What will his title be at the new company, I asked.
After a moments pause the two looked at each other and Butterfield laughed.
"We actually haven't thought about that," he said, more at Takahashi then me. "What would you like your title to be? It could be game... It could be something cute and creative."
"What about King of the Cosmos?" I asked, joking.
Takahashi shook his head, no.
"I think the King of the Cosmos is sort of an asshole," Butterfield said.
In the fiction of Katamari Damacy, the game Takahashi designed as a student at the Namco Digital Hollywood Game Laboratory, the King of All Cosmos is the sort of absentee overlord for the crazy universe in which he exists. When he sends his son to Earth to clean up after himself, he's sort of a jerk to him.
In the reality of creating Glitch, while Takahashi will play the role of world builder, he plans to be a bit more light-hearted about it.
"My role is to make the world unique and more fun and more surprising," he said. "That's my role."
Despite already being alive with its own unique fiction, Glitch seems like a perfect fit for the man behind the surreal worlds of Kamatari Damacy and Noby Noby Boy.
That's because, Butterfield says, Takahashi was very much an inspiration even before he was hired.
"There are a handful of people in the histoy of games that have done something totally original and Keita is certainly one of them," he said.
"He is a hero for many of us on the team and it will be very exciting to see what happens."
Already, just five days into his new job Takahashi is suggesting ideas.
"Keita proposed this idea that you start off in the present time in the game and as more people play it, put more time into it and do more things, their ability to travel back in time gets further," Butterfield said. "Maybe you can go back to 1980 and then eventually you can go all of the way back to 1850."
It's an idea that taps into something that Butterfield wants to incorporate into Glitch, the notion that there is an overarching goal that all of the world's players are working toward collectively. It's an idea that Takahashi worked into Noby Noby Boy. In that game, players' cumulative points were used to allow a character called Girl to stretch her way through the universe, unlocking new levels in her path. As of the beginning of the year, Girl has reached Saturn.
While Butterfield liked Takahashi's idea, he said it wouldn't quite work with what's already in place.
"It doesn't work perfectly with Glitch, but we're super excited about the idea," he said.
There are plenty of other ways Takahashi can apply his unique brand of creativity to the game. I asked Butterfield, for instance, if the game had some sort of underlying morality. It struck me as a game that perhaps is trying to teach a lesson about the good of working together, of creating rather than destroying.

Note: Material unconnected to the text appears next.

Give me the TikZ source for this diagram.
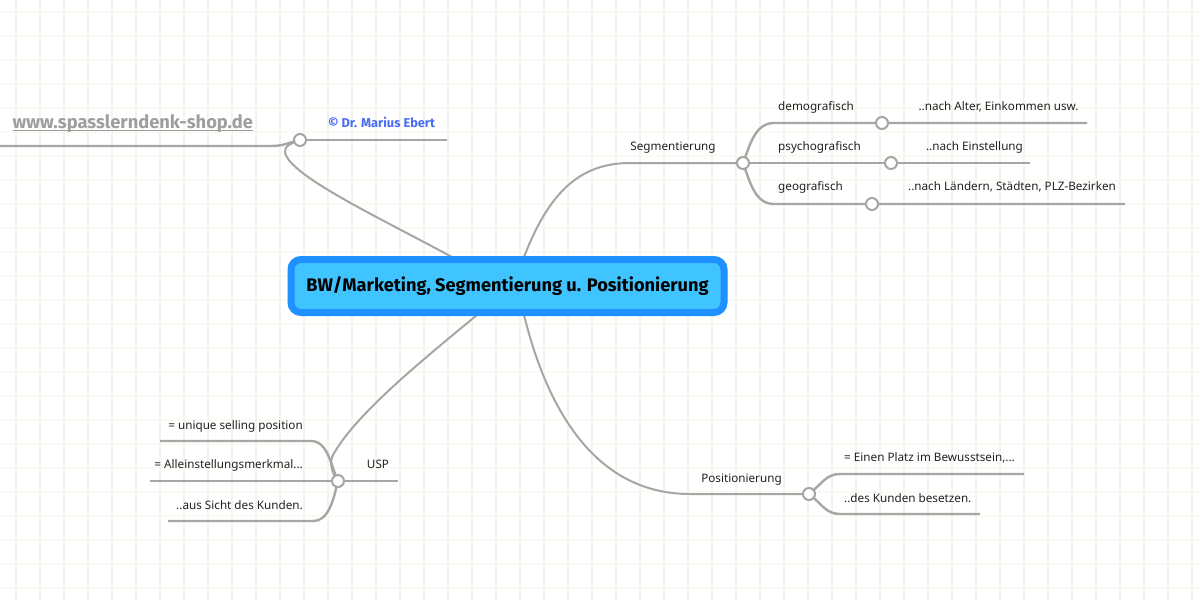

But Butterfield said that the game isn't meant to be a fable or to teach a lesson.
"The game itself is open ended," he said. "It certainly allows you to do things that have dubious morality to them."
For instance, you can use alchemy in the game to create something called "No No Powder." The powder allows its user to get around needing to harvest energy to do things. The character can do anything he wants free of the constraints of energy, until the powder runs out. Then the character needs to find more powder... or he or she dies.
"Some people think we modeled it after coke," Butterfield says. "But it's more modeled after crystal meth."
That being said, Butterfield adds that he thinks that playing video games is good for people.
"We think 'play' is itself a force of good," he said. "Not having to work through platform companies and publishers to get a game to people means that the reach you have is much more unfettered.